Rejection of Summary Judgment
The court addressed the motion for summary judgment, emphasizing that the presence of numerous disputed factual issues precluded granting such a motion. It outlined that the determination of whether the directors and controlling shareholders fulfilled their fiduciary duties involved complex factual questions that should be resolved by a jury. The court referred to various factual disputes raised by the defendants regarding their actions and the reasonableness of their business decisions. It clarified that the court's role was not to weigh evidence at this stage but to ascertain if genuine issues of material fact existed.
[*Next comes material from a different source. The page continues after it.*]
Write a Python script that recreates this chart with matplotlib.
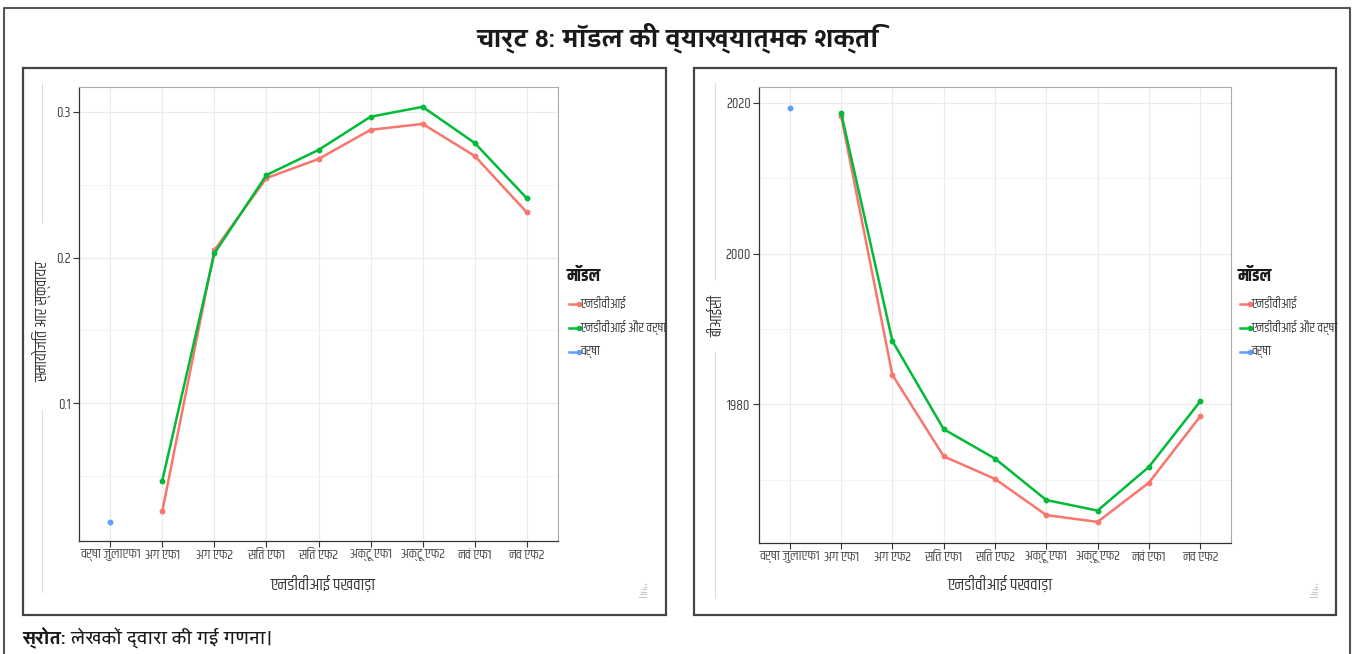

The court concluded that the allegations of corporate waste and breaches of fiduciary duty required a comprehensive examination of evidence, which was not suitable for resolution through summary judgment.
Conclusion on Motions
In conclusion, the court denied all pending motions, including the motions to dismiss and for summary judgment. It held that the claims presented by the Committee were sufficiently pled and warranted further examination. The court recognized the serious nature of the allegations against the defendants, indicating that their conduct required further scrutiny in light of potential breaches of fiduciary duty and self-dealing. The ruling emphasized the necessity for a factual inquiry into the defendants' actions and their implications for the corporation and its creditors. Overall, the court's decision underscored the importance of protecting the interests of unsecured creditors in bankruptcy proceedings and reinforcing the fiduciary responsibilities of corporate directors and controlling shareholders.